A little help from photonics could ease the burden.
Although we know that the actual storage is done by magnetic domains, such as on a good old tape recorder, these domains have become incredibly small, supported by the effect of giant magnetoresistance, whose discovery was honoured with a Nobel Prize in physics in 2007.
Imaging ellipsometry could aid in creating both bigger and smaller hard drives.
The Nanofilm Surface Analysis division of Halcyonics GmbH in Göttingen, Germany, in collaboration with Data Storage Institute of Singapore, has demonstrated read-write heads of hard drives using imaging spectroscopic ellipsometry (see Physica Status Solidi (a), 1-7 2008). Related technologies, including imaging ellipsometry and nonimaging spectroscopic ellipsometry, have been used in the past, one for direct visualization of ultrathin lubricant films on the magnetic disks and the other for quality control of read-write heads.
However, the combination of those two now allows the taking of micrographs of the head surfaces, enabling generation of an optical model consisting of titanium carbide in an aluminium matrix and including surface roughness and concentration gradients of the two materials.
Ellipsometry measures the change in the polarization state of light reflected from the surface of a sample. The measured values are expressed as delta and psi, which are related to the ratio of Fresnel reflection coefficients for the two principal polarization states of the light. Those values can be used to build and optimize a model of the surface that determines its composition and thickness. Spectroscopic ellipsometry performs such measurements at more than one wavelength of interest to obtain additional data and, if a CCD sensor is used instead of a standard photodetector, spatial resolution is added to the measurement technique, which is then referred to as imaging spectroscopic ellipsometry.

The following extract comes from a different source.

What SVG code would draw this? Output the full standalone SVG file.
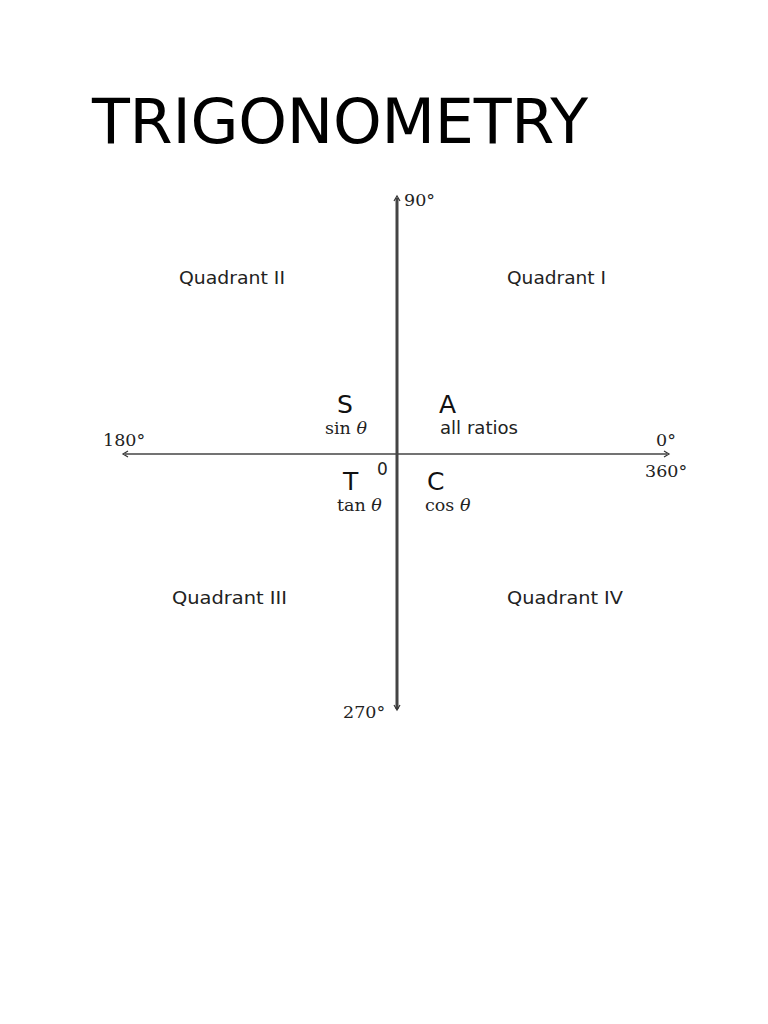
<svg xmlns="http://www.w3.org/2000/svg" width="768" height="1024" viewBox="0 0 768 1024">
<style>
.title{font-family:"DejaVu Sans",sans-serif;font-size:62px;fill:#000}
.m{font-family:"DejaVu Serif","Liberation Serif",serif;font-size:17.5px;fill:#222}
.s{font-family:"DejaVu Sans","Liberation Sans",sans-serif;font-size:17px;fill:#222}
.big{font-family:"DejaVu Sans","Liberation Sans",sans-serif;font-size:25px;fill:#111}
.axis{stroke:#444;fill:none}
.ah{stroke:#333;stroke-width:1.2;fill:none}
</style>
<rect width="768" height="1024" fill="#fff"/>
<text class="title" x="92" y="143" textLength="496">TRIGONOMETRY</text>
<g id="connectors">
<line class="axis" x1="397" y1="198" x2="397" y2="709" stroke-width="3" stroke="#555"/>
<line class="axis" x1="125" y1="454" x2="667" y2="454" stroke-width="1.6"/>
<polyline class="ah" points="394,201 397,196 400,201"/>
<polyline class="ah" points="394,705 397,710 400,705"/>
<polyline class="ah" points="128,451 123,454 128,457"/>
<polyline class="ah" points="664,451 669,454 664,457"/>
</g>
<g id="labels">
<text class="m" x="404" y="206">90°</text>
<text class="m" x="103" y="446">180°</text>
<text class="m" x="656" y="446">0°</text>
<text class="m" x="645" y="477">360°</text>
<text class="m" x="343" y="718">270°</text>
<text class="s" x="377" y="475" font-size="13">0</text>
</g>
<g id="q2"><text class="s" x="179" y="284" textLength="106" lengthAdjust="spacingAndGlyphs">Quadrant II</text></g>
<g id="q1"><text class="s" x="507" y="284" textLength="99" lengthAdjust="spacingAndGlyphs">Quadrant I</text></g>
<g id="q3"><text class="s" x="172" y="604" textLength="115" lengthAdjust="spacingAndGlyphs">Quadrant III</text></g>
<g id="q4"><text class="s" x="507" y="604" textLength="116" lengthAdjust="spacingAndGlyphs">Quadrant IV</text></g>
<g id="S"><text class="big" x="337" y="413">S</text><text class="m" x="325" y="434">sin <tspan font-style="italic">θ</tspan></text></g>
<g id="A"><text class="big" x="439" y="413">A</text><text class="s" x="440" y="434" textLength="78" lengthAdjust="spacingAndGlyphs">all ratios</text></g>
<g id="T"><text class="big" x="343" y="490">T</text><text class="m" x="337" y="511">tan <tspan font-style="italic">θ</tspan></text></g>
<g id="C"><text class="big" x="427" y="490">C</text><text class="m" x="425" y="511">cos <tspan font-style="italic">θ</tspan></text></g>
</svg>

Delta and psi measurands of ellipsometry contained data on surface optical properties.
The method offers testing resolution down to 1 μm, about the size of the TiC grains on the magnetic strips of the magnetic poles of drive heads. In comparison, the spatial resolution of nonimaging ellipsometry, even with the microspot option, is typically only 30 μm – not sufficient for this purpose.
Detail of a portion of the area shown in the first figure.
The developers have shown that, using the imaging technique, a representation of the granular TiC/Al2O3 structure in terms of n and k (being the real and complex parts of the refractive index) can be obtained from the ellipsometric parameters delta and psi. This allows optimization of magnetic structures on the hard drive heads so that even smaller magnetic domains can be accessed, thus supporting further reduction of storage size or increasing storage density.
So, if you’ve been waiting to tidy up your hard drive, wait a little longer. A larger one may be out there soon.